• _Records from a data source_
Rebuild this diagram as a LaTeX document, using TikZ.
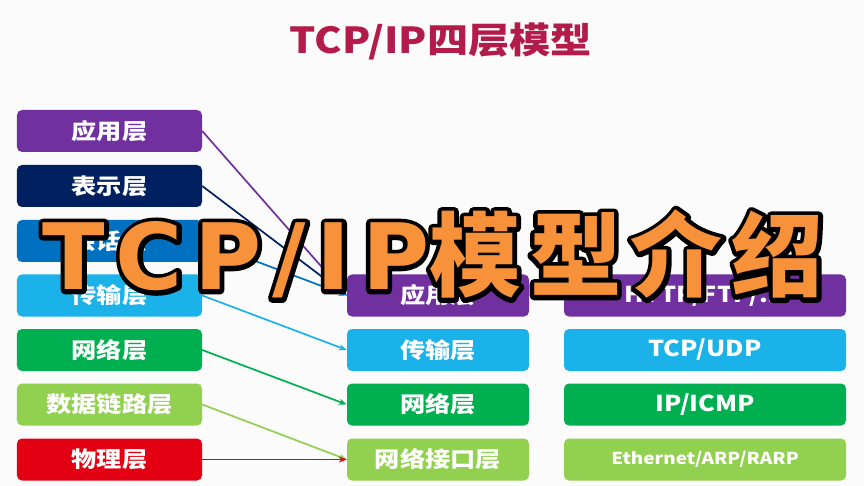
\documentclass[tikz,border=0pt]{standalone}
\usepackage{fontspec}
\usetikzlibrary{arrows.meta}

\newfontfamily\cjk{Noto Sans CJK SC}[FakeStretch=1.15]
\newfontfamily\cjkportada{Noto Sans CJK SC}[LetterSpace=10]
\newfontfamily\latinportada{DejaVu Sans}[LetterSpace=12]

\definecolor{fondo}{HTML}{FBFBFB}
\definecolor{titulo}{HTML}{B31B4B}
\definecolor{morado}{HTML}{7030A0}
\definecolor{marino}{HTML}{002060}
\definecolor{azul}{HTML}{0070C0}
\definecolor{celeste}{HTML}{1AB2E8}
\definecolor{verde}{HTML}{00B050}
\definecolor{verdeclaro}{HTML}{92D050}
\definecolor{rojo}{HTML}{E20012}
\definecolor{naranja}{HTML}{F7913A}

% texto con trazo grueso (modo de render 2)
\newcommand\trazo[1]{\special{pdf:literal direct 2 Tr 9 w 1 j 1 J}#1\special{pdf:literal direct 0 Tr 1 w}}
\newcommand\portadatexto{{\latinportada\bfseries TCP/IP}{\cjkportada\bfseries 模型介绍}}

\tikzset{
  capa/.style={rounded corners=5bp, minimum height=42bp, inner sep=0pt,
    text=white, font=\cjk\bfseries\fontsize{22}{26}\selectfont},
  osi/.style={capa, minimum width=185bp},
  tcp/.style={capa, minimum width=182bp},
  proto/.style={capa, minimum width=282bp},
  flecha/.style={->, >={Stealth[length=8bp,width=6bp]}, line width=1.7bp},
  portada/.style={anchor=base, font=\fontsize{92}{96}\selectfont},
}

\begin{document}
\begin{tikzpicture}[x=1bp,y=-1bp]
    % Fondo
    \fill[fondo] (0,0) rectangle (864,486);
    \useasboundingbox (0,0) rectangle (864,486);

    % Titulo
    \node[text=titulo, font=\cjk\bfseries\fontsize{36}{40}\selectfont] (titulo) at (441,41) {TCP/IP四层模型};

    % Modelo OSI
    \node[osi, fill=morado] (osiapp) at (109.5,131) {应用层};
    \node[osi, fill=marino] (osipres) at (109.5,186) {表示层};
    \node[osi, fill=azul] (osises) at (109.5,241) {会话层};
    \node[osi, fill=celeste] (ositrans) at (109.5,295.5) {传输层};
    \node[osi, fill=verde] (osired) at (109.5,350) {网络层};
    \node[osi, fill=verdeclaro] (osienlace) at (109.5,404.5) {数据链路层};
    \node[osi, fill=rojo] (osifis) at (109.5,459.5) {物理层};

    % Modelo TCP/IP
    \node[tcp, fill=morado] (tcpapp) at (438,295.5) {应用层};
    \node[tcp, fill=celeste] (tcptrans) at (438,350) {传输层};
    \node[tcp, fill=verde] (tcpred) at (438,404.5) {网络层};
    \node[tcp, fill=verdeclaro] (tcpint) at (438,459.5) {网络接口层};

    % Protocolos
    \node[proto, fill=morado] (protoapp) at (705,295.5) {HTTP/FTP/...};
    \node[proto, fill=celeste] (prototrans) at (705,350) {TCP/UDP};
    \node[proto, fill=verde] (protored) at (705,404.5) {IP/ICMP};
    \node[proto, fill=verdeclaro, font=\cjk\bfseries\fontsize{16.5}{20}\selectfont] (protoint) at (705,459.5) {Ethernet/ARP/RARP};

    % Flechas
    \draw[flecha, morado] (osiapp.east) -- (tcpapp.west);
    \draw[flecha, marino] (osipres.east) -- (tcpapp.west);
    \draw[flecha, azul] (osises.east) -- (tcpapp.west);
    \draw[flecha, celeste] (ositrans.east) -- (tcptrans.west);
    \draw[flecha, verde] (osired.east) -- (tcpred.west);
    \draw[flecha, verdeclaro] (osienlace.east) -- (tcpint.west);
    \draw[flecha, rojo] (osifis.east) -- (tcpint.west);

    % Portada
    \node[portada, text=black] (contorno) at (433,290) {\trazo{\portadatexto}};
    \node[portada, text=naranja] (portada) at (433,290) {\portadatexto};
\end{tikzpicture}
\end{document}
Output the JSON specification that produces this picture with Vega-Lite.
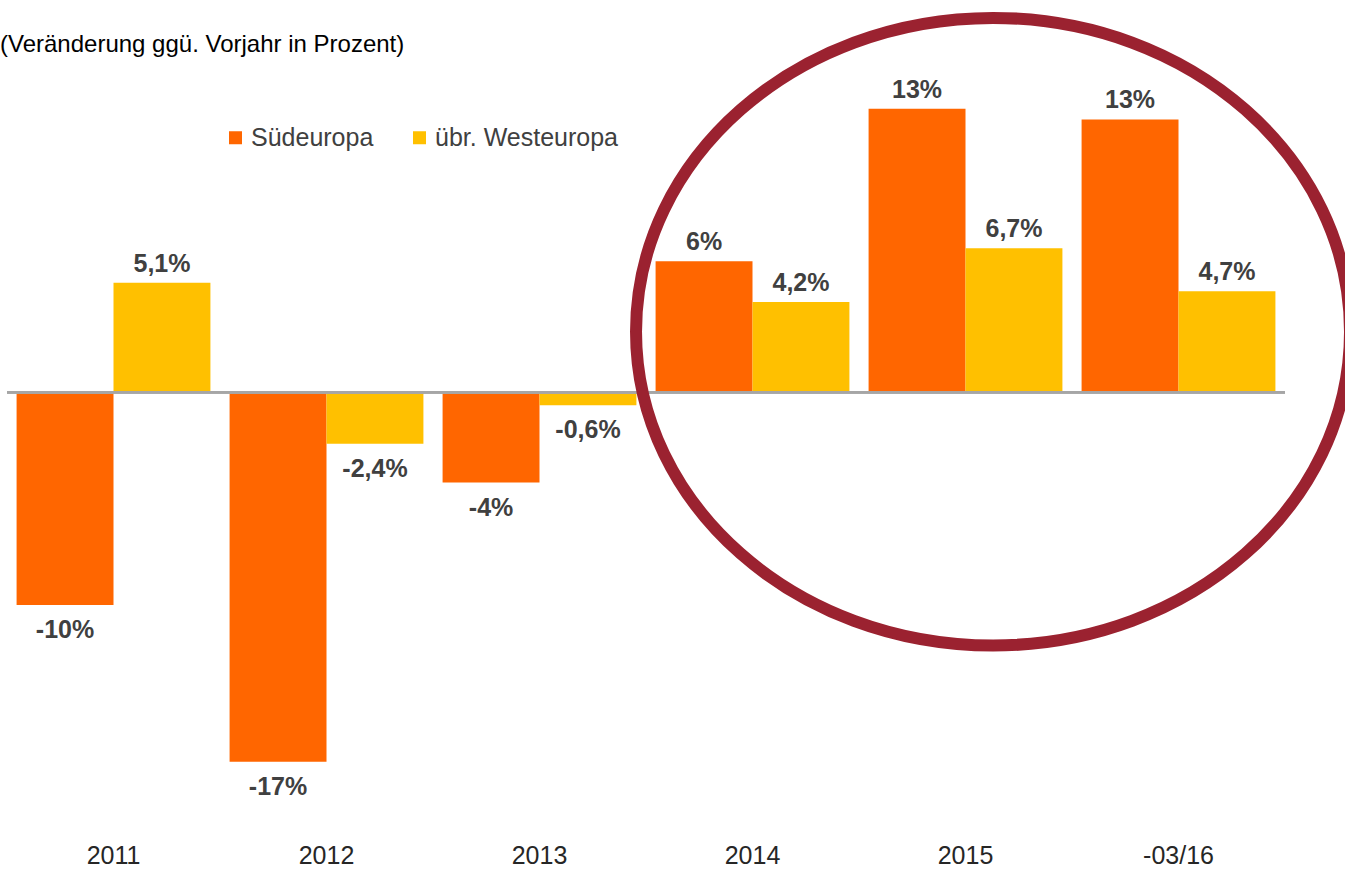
{
  "$schema": "https://vega.github.io/schema/vega-lite/v6.json",
  "autosize": "none",
  "padding": {"left": 7, "top": 70, "right": 60, "bottom": 49},
  "width": 1278,
  "height": 752,
  "background": "white",
  "title": {
    "text": "(Veränderung ggü. Vorjahr in Prozent)",
    "anchor": "start",
    "frame": "group",
    "dx": -7,
    "dy": 73,
    "offset": 10,
    "font": "Liberation Sans",
    "fontSize": 24,
    "fontWeight": "normal",
    "color": "#000000"
  },
  "config": {"view": {"stroke": null}},
  "data": {
    "values": [
      {"year": "2011", "region": "Südeuropa", "value": -9.9, "label": "-10%"},
      {"year": "2011", "region": "übr. Westeuropa", "value": 5.1, "label": "5,1%"},
      {"year": "2012", "region": "Südeuropa", "value": -17.2, "label": "-17%"},
      {"year": "2012", "region": "übr. Westeuropa", "value": -2.4, "label": "-2,4%"},
      {"year": "2013", "region": "Südeuropa", "value": -4.2, "label": "-4%"},
      {"year": "2013", "region": "übr. Westeuropa", "value": -0.6, "label": "-0,6%"},
      {"year": "2014", "region": "Südeuropa", "value": 6.1, "label": "6%"},
      {"year": "2014", "region": "übr. Westeuropa", "value": 4.2, "label": "4,2%"},
      {"year": "2015", "region": "Südeuropa", "value": 13.2, "label": "13%"},
      {"year": "2015", "region": "übr. Westeuropa", "value": 6.7, "label": "6,7%"},
      {"year": "-03/16", "region": "Südeuropa", "value": 12.7, "label": "13%"},
      {"year": "-03/16", "region": "übr. Westeuropa", "value": 4.7, "label": "4,7%"}
    ]
  },
  "encoding": {
    "x": {
      "field": "year",
      "type": "nominal",
      "sort": ["2011", "2012", "2013", "2014", "2015", "-03/16"],
      "scale": {"paddingInner": 0.09, "paddingOuter": 0.045},
      "axis": {
        "title": null,
        "orient": "bottom",
        "domain": false,
        "ticks": false,
        "labelAngle": 0,
        "labelFont": "Liberation Sans",
        "labelFontSize": 25,
        "labelColor": "#262626",
        "labelPadding": 21
      }
    },
    "xOffset": {
      "field": "region",
      "type": "nominal",
      "sort": ["Südeuropa", "übr. Westeuropa"],
      "scale": {"paddingInner": 0, "paddingOuter": 0}
    },
    "y": {
      "field": "value",
      "type": "quantitative",
      "scale": {"domain": [-20, 15], "nice": false, "zero": false},
      "axis": null
    }
  },
  "layer": [
    {
      "mark": {"type": "bar", "cornerRadius": 0},
      "encoding": {
        "color": {
          "field": "region",
          "type": "nominal",
          "sort": ["Südeuropa", "übr. Westeuropa"],
          "scale": {"domain": ["Südeuropa", "übr. Westeuropa"], "range": ["#FF6600", "#FFC000"]},
          "legend": {
            "title": null,
            "orient": "none",
            "direction": "horizontal",
            "legendX": 216,
            "legendY": 55,
            "symbolType": "square",
            "symbolSize": 169,
            "symbolStrokeWidth": 0,
            "labelFont": "Liberation Sans",
            "labelFontSize": 25,
            "labelLimit": 400,
            "labelColor": "#404040",
            "labelOffset": 3,
            "columnPadding": 33
          }
        }
      }
    },
    {
      "transform": [{"filter": "datum.value >= 0"}],
      "mark": {"type": "text", "baseline": "alphabetic", "dy": -11, "font": "Liberation Sans", "fontWeight": "bold", "fontSize": 25, "color": "#404040"},
      "encoding": {"text": {"field": "label"}}
    },
    {
      "transform": [{"filter": "datum.value < 0"}],
      "mark": {"type": "text", "baseline": "top", "dy": 13, "font": "Liberation Sans", "fontWeight": "bold", "fontSize": 25, "color": "#404040"},
      "encoding": {"text": {"field": "label"}}
    },
    {
      "mark": {"type": "rule", "color": "#A6A6A6", "strokeWidth": 2},
      "encoding": {"y": {"datum": 0}, "x": null, "xOffset": null}
    },
    {
      "data": {"values": [{"year": "2015", "center": 2.82}]},
      "mark": {
        "type": "point",
        "shape": "M -1 0 C -1 -0.4855 -0.5523 -0.879 0 -0.879 C 0.5523 -0.879 1 -0.4855 1 0 C 1 0.4855 0.5523 0.879 0 0.879 C -0.5523 0.879 -1 0.4855 -1 0 Z",
        "size": 509796,
        "filled": false,
        "stroke": "#9B2230",
        "strokeWidth": 12,
        "opacity": 1
      },
      "encoding": {
        "x": {"field": "year", "type": "nominal", "bandPosition": 0.642},
        "xOffset": null,
        "y": {"field": "center", "type": "quantitative"}
      }
    }
  ]
}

• _WRITTEN EXERCISE_
Take the lines from the first line of the entries through the line with "(titulo) at (441,41)", inclusive, and give them again exactly, minus any pictures.

• _ANSWER TO THIS EXERCISE_
Rebuild this diagram as a LaTeX document, using TikZ.
\documentclass[tikz,border=0pt]{standalone}
\usepackage{fontspec}
\usetikzlibrary{arrows.meta}

\newfontfamily\cjk{Noto Sans CJK SC}[FakeStretch=1.15]
\newfontfamily\cjkportada{Noto Sans CJK SC}[LetterSpace=10]
\newfontfamily\latinportada{DejaVu Sans}[LetterSpace=12]

\definecolor{fondo}{HTML}{FBFBFB}
\definecolor{titulo}{HTML}{B31B4B}
\definecolor{morado}{HTML}{7030A0}
\definecolor{marino}{HTML}{002060}
\definecolor{azul}{HTML}{0070C0}
\definecolor{celeste}{HTML}{1AB2E8}
\definecolor{verde}{HTML}{00B050}
\definecolor{verdeclaro}{HTML}{92D050}
\definecolor{rojo}{HTML}{E20012}
\definecolor{naranja}{HTML}{F7913A}

% texto con trazo grueso (modo de render 2)
\newcommand\trazo[1]{\special{pdf:literal direct 2 Tr 9 w 1 j 1 J}#1\special{pdf:literal direct 0 Tr 1 w}}
\newcommand\portadatexto{{\latinportada\bfseries TCP/IP}{\cjkportada\bfseries 模型介绍}}

\tikzset{
  capa/.style={rounded corners=5bp, minimum height=42bp, inner sep=0pt,
    text=white, font=\cjk\bfseries\fontsize{22}{26}\selectfont},
  osi/.style={capa, minimum width=185bp},
  tcp/.style={capa, minimum width=182bp},
  proto/.style={capa, minimum width=282bp},
  flecha/.style={->, >={Stealth[length=8bp,width=6bp]}, line width=1.7bp},
  portada/.style={anchor=base, font=\fontsize{92}{96}\selectfont},
}

\begin{document}
\begin{tikzpicture}[x=1bp,y=-1bp]
    % Fondo
    \fill[fondo] (0,0) rectangle (864,486);
    \useasboundingbox (0,0) rectangle (864,486);

    % Titulo
    \node[text=titulo, font=\cjk\bfseries\fontsize{36}{40}\selectfont] (titulo) at (441,41) {TCP/IP四层模型};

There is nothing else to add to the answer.